* **TASK TO CARRY OUT**
State only the number of lines that contain the string "this".

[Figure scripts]
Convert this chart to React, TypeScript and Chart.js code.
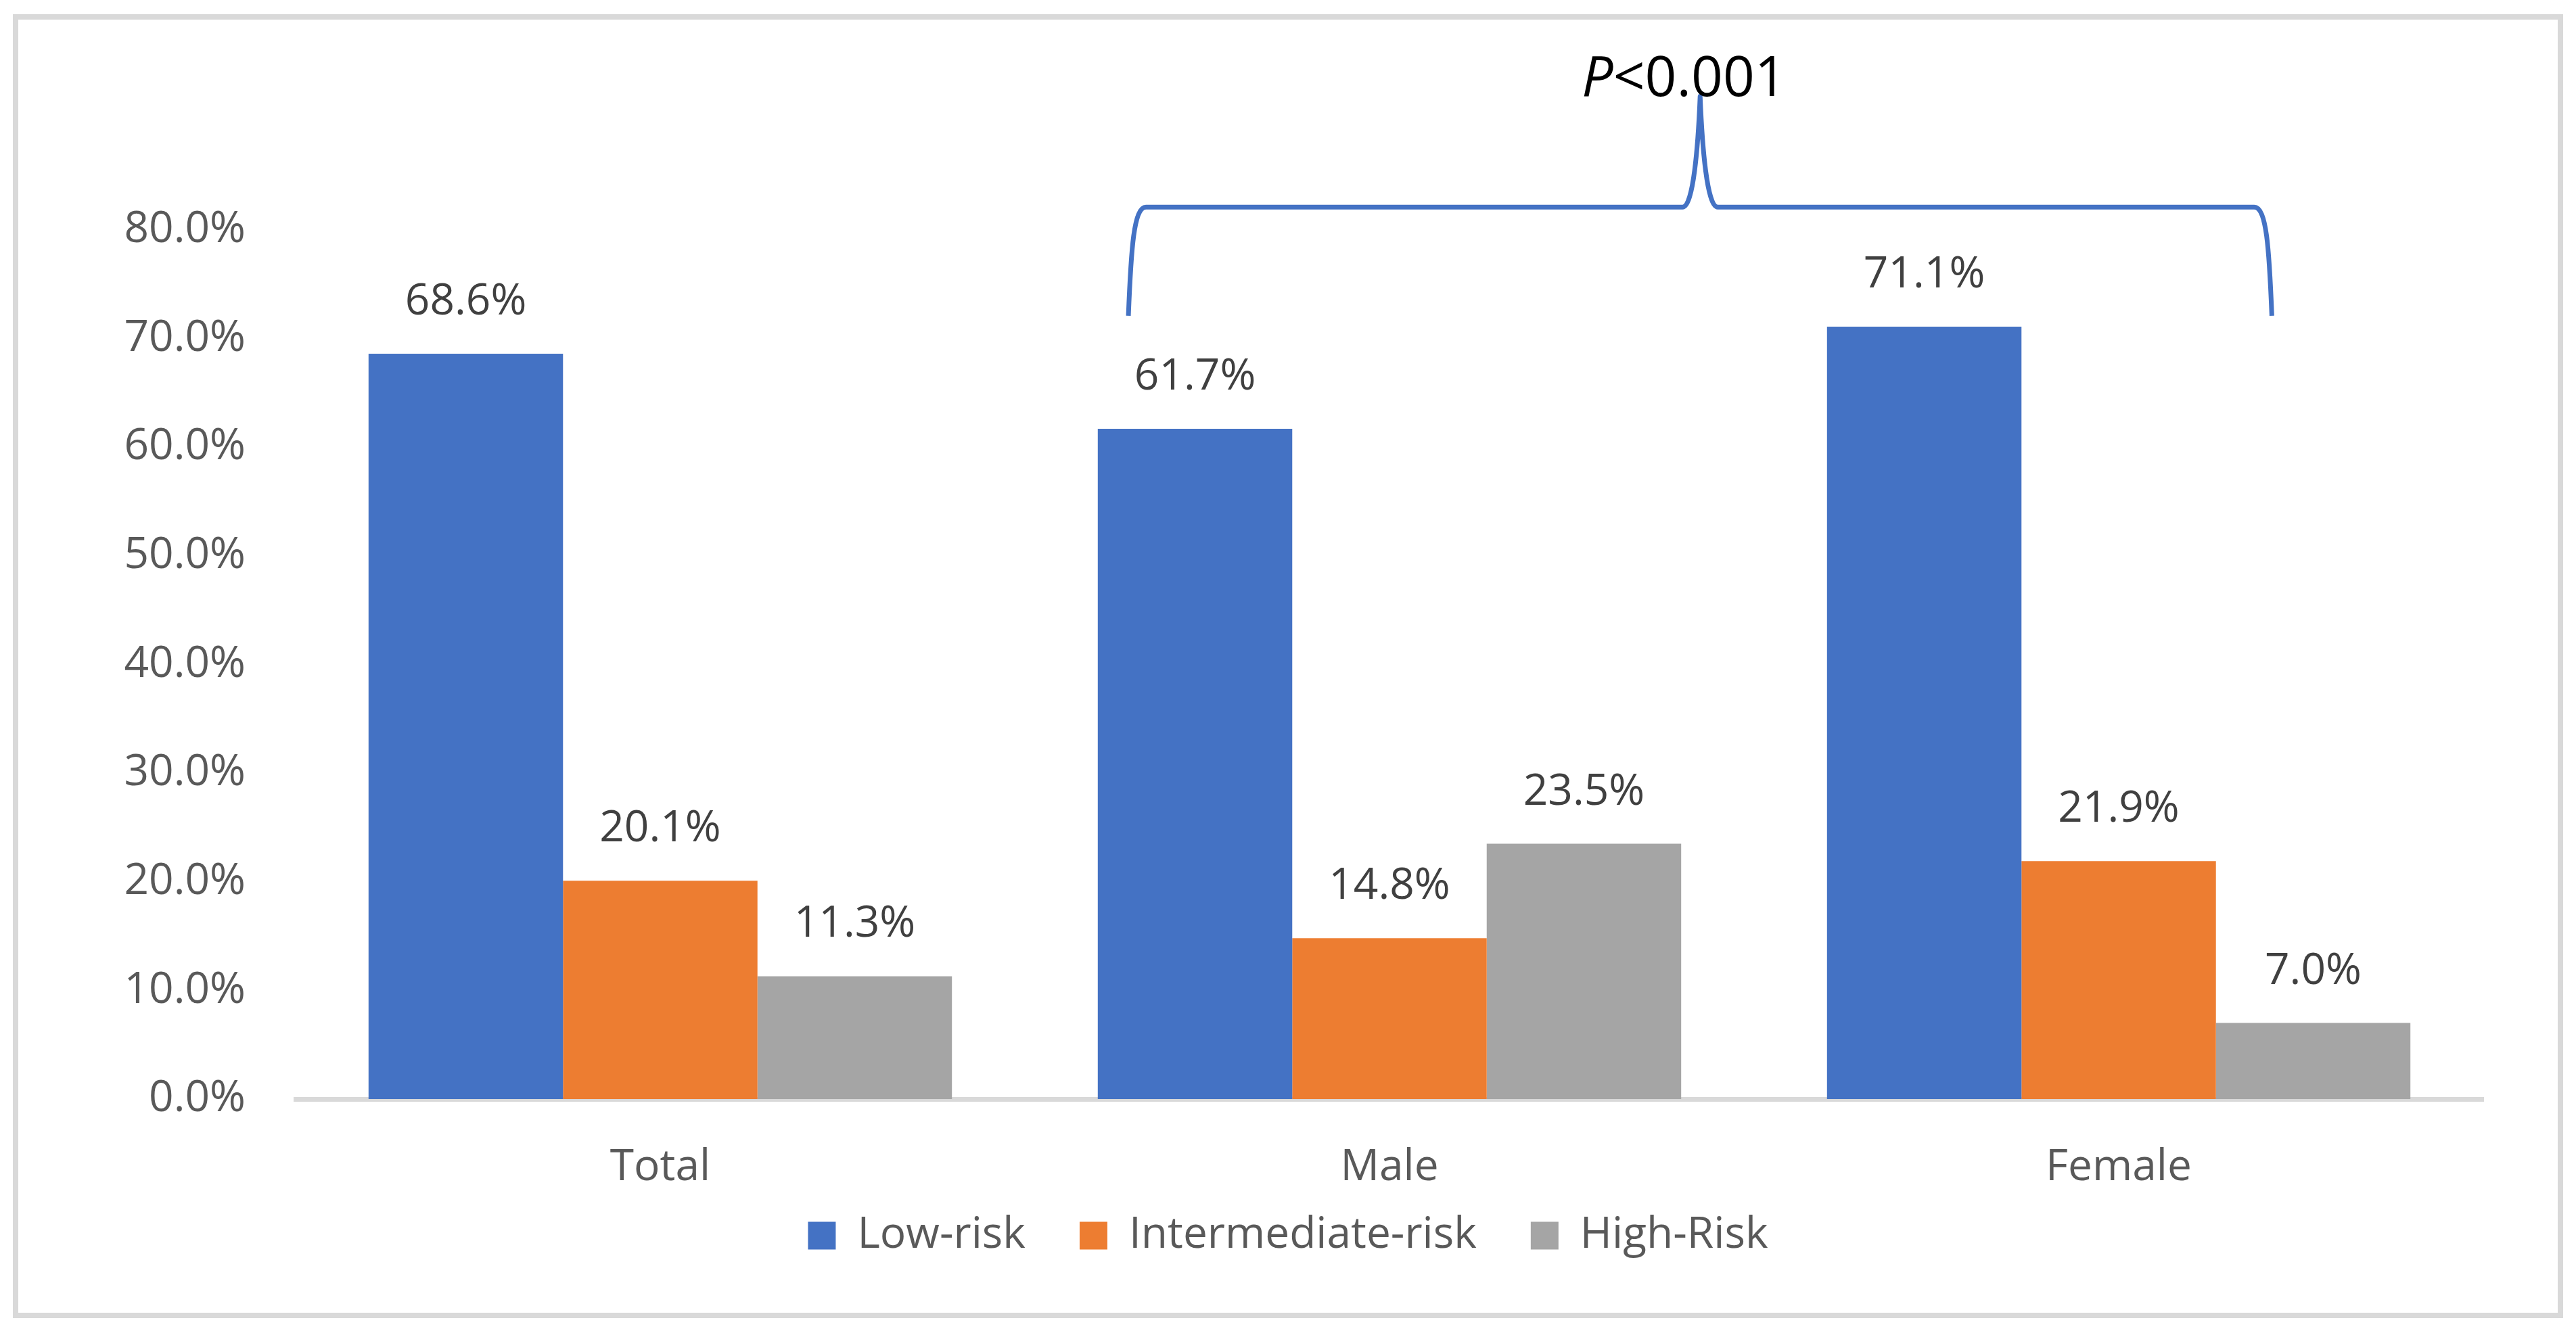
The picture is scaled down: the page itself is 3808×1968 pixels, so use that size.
import React, { useEffect, useRef } from "react";
import { Chart, registerables } from "chart.js";

Chart.register(...registerables);

const categories = ["Total", "Male", "Female"];
const seriesNames = ["Low-risk", "Intermediate-risk", "High-Risk"];
const lowRisk = [68.6, 61.7, 71.1];
const intermediateRisk = [20.1, 14.8, 21.9];
const highRisk = [11.3, 23.5, 7.0];
const seriesColors = ["#4472C4", "#ED7D31", "#A5A5A5"];
const yTicks = [0, 10, 20, 30, 40, 50, 60, 70, 80];
const pValueText = ["P", "<0.001"];

// brace over Male / Female, in category-index and value units
const BRACE = { from: 0.642, to: 2.21, tip: 1.426, low: 72.1, mid: 82.1, top: 92.3, textAt: 1.404 };

const FONT = "'Open Sans', 'Liberation Sans', sans-serif";
const FONT_SIZE = 64;
const LEGEND_LIFT = 50;

const frame = {
  id: "frame",
  beforeDraw(chart: Chart) {
    const { ctx, width, height } = chart;
    ctx.save();
    ctx.fillStyle = "#FFFFFF";
    ctx.fillRect(0, 0, width, height);
    ctx.strokeStyle = "#D9D9D9";
    ctx.lineWidth = 8;
    ctx.strokeRect(15, 17, width - 30, height - 32);
    ctx.restore();
  },
};

// legend padding also spaces the items apart; pull the row up closer to the axis
const liftLegend = {
  id: "liftLegend",
  afterLayout(chart: any) {
    const lg = chart.legend;
    if (lg) {
      lg.top -= LEGEND_LIFT;
      lg.bottom -= LEGEND_LIFT;
    }
  },
};

const extras = {
  id: "extras",
  afterDraw(chart: Chart) {
    const { ctx } = chart;
    const x = chart.scales.x;
    const y = chart.scales.y;
    ctx.save();

    // value labels
    ctx.font = `${FONT_SIZE}px ${FONT}`;
    ctx.fillStyle = "#404040";
    ctx.textAlign = "center";
    ctx.textBaseline = "alphabetic";
    chart.data.datasets.forEach((ds, i) => {
      const meta = chart.getDatasetMeta(i);
      meta.data.forEach((bar: any, j) => {
        const v = ds.data[j] as number;
        ctx.fillText(v.toFixed(1) + "%", bar.x, bar.y - 58);
      });
    });

    // brace
    const x0 = x.getPixelForValue(BRACE.from);
    const x1 = x.getPixelForValue(BRACE.to);
    const xt = x.getPixelForValue(BRACE.tip);
    const yb = y.getPixelForValue(BRACE.low);
    const ym = y.getPixelForValue(BRACE.mid);
    const yt = y.getPixelForValue(BRACE.top);
    const r = 26;
    ctx.strokeStyle = "#4472C4";
    ctx.lineWidth = 7;
    ctx.lineJoin = "round";
    ctx.beginPath();
    ctx.moveTo(x0, yb);
    ctx.bezierCurveTo(x0 + 4, ym + 60, x0 + 8, ym, x0 + r, ym);
    ctx.lineTo(xt - r, ym);
    ctx.bezierCurveTo(xt - r + 16, ym, xt - 3, ym - 90, xt, yt);
    ctx.bezierCurveTo(xt + 3, ym - 90, xt + r - 16, ym, xt + r, ym);
    ctx.lineTo(x1 - r, ym);
    ctx.bezierCurveTo(x1 - 8, ym, x1 - 4, ym + 60, x1, yb);
    ctx.stroke();

    // P value
    const italic = `italic 82px ${FONT}`;
    const normal = `82px ${FONT}`;
    ctx.font = italic;
    const w1 = ctx.measureText(pValueText[0]).width;
    ctx.font = normal;
    const w2 = ctx.measureText(pValueText[1]).width;
    const cx = x.getPixelForValue(BRACE.textAt);
    const start = cx - (w1 + w2) / 2;
    const base = y.getPixelForValue(BRACE.top);
    ctx.fillStyle = "#000000";
    ctx.textAlign = "left";
    ctx.font = italic;
    ctx.fillText(pValueText[0], start, base);
    ctx.font = normal;
    ctx.fillText(pValueText[1], start + w1, base);

    ctx.restore();
  },
};

const RiskChart = () => {
  const canvasRef = useRef<HTMLCanvasElement>(null);
  const chartRef = useRef<Chart | null>(null);

  useEffect(() => {
    if (!canvasRef.current) return;
    Chart.defaults.font.family = FONT;
    Chart.defaults.font.size = FONT_SIZE;
    Chart.defaults.color = "#595959";

    const seriesValues = [lowRisk, intermediateRisk, highRisk];
    chartRef.current = new Chart(canvasRef.current, {
      type: "bar",
      data: {
        labels: categories,
        datasets: seriesNames.map((name, i) => ({
          label: name,
          data: seriesValues[i],
          backgroundColor: seriesColors[i],
          borderWidth: 0,
          barPercentage: 1.0,
          categoryPercentage: 0.8,
        })),
      },
      options: {
        responsive: true,
        maintainAspectRatio: false,
        animation: false,
        layout: { padding: { left: 129, right: 129, top: 332, bottom: 41 } },
        scales: {
          x: {
            grid: { display: true, color: "rgba(0,0,0,0)", drawTicks: false },
            border: { display: true, color: "#D9D9D9", width: 7 },
            ticks: { padding: 63, color: "#595959", font: { size: FONT_SIZE } },
            afterFit: (scale: any) => {
              scale.height = 140;
            },
          },
          y: {
            min: 0,
            max: 80,
            grid: { display: false, drawTicks: false },
            border: { display: false },
            afterBuildTicks: (scale: any) => {
              scale.ticks = yTicks.map((v) => ({ value: v }));
            },
            afterFit: (scale: any) => {
              scale.width = 300;
            },
            ticks: {
              padding: 74,
              color: "#595959",
              font: { size: FONT_SIZE },
              callback: (v: any) => Number(v).toFixed(1) + "%",
            },
          },
        },
        plugins: {
          legend: {
            position: "bottom",
            labels: {
              boxWidth: 41,
              boxHeight: 41,
              padding: 80,
              color: "#595959",
              font: { size: FONT_SIZE },
            },
          },
          tooltip: { enabled: false },
        },
      },
      plugins: [frame, liftLegend, extras],
    });

    return () => {
      chartRef.current?.destroy();
      chartRef.current = null;
    };
  }, []);

  return (
    <div style={{ width: 3792, height: 1952, position: "relative" }}>
      <canvas ref={canvasRef} style={{ display: "block" }} />
    </div>
  );
};

export default function App() {
  return <RiskChart />;
}
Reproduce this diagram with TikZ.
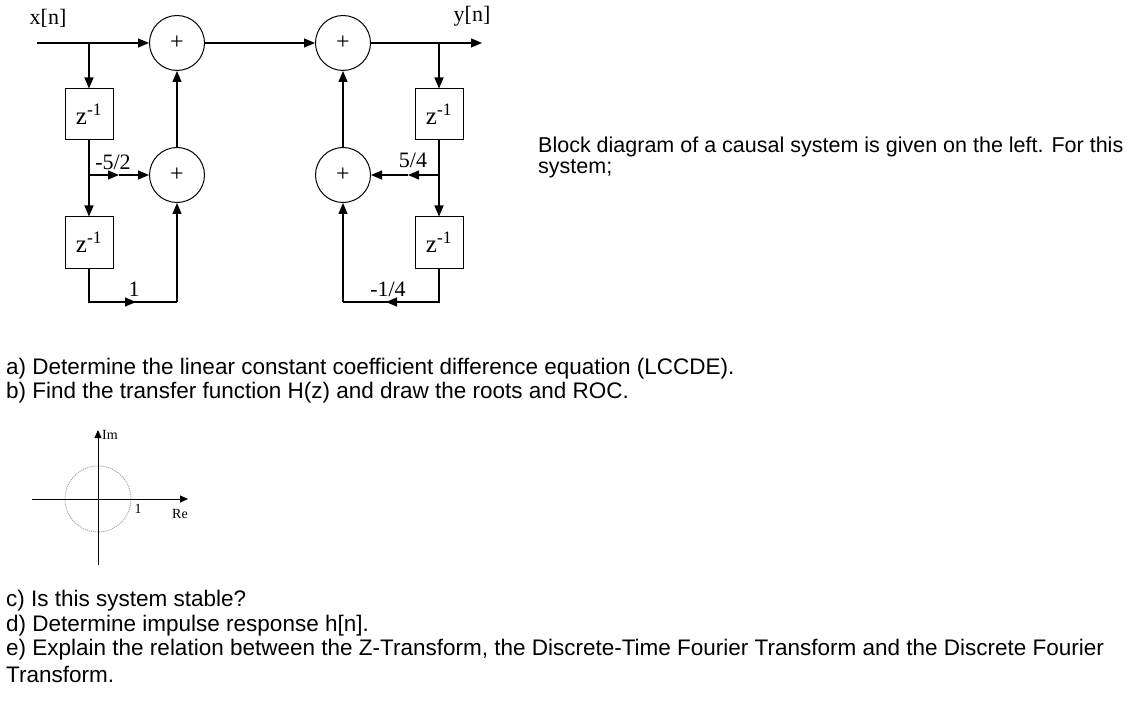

* **WRITTEN SOLUTION**
2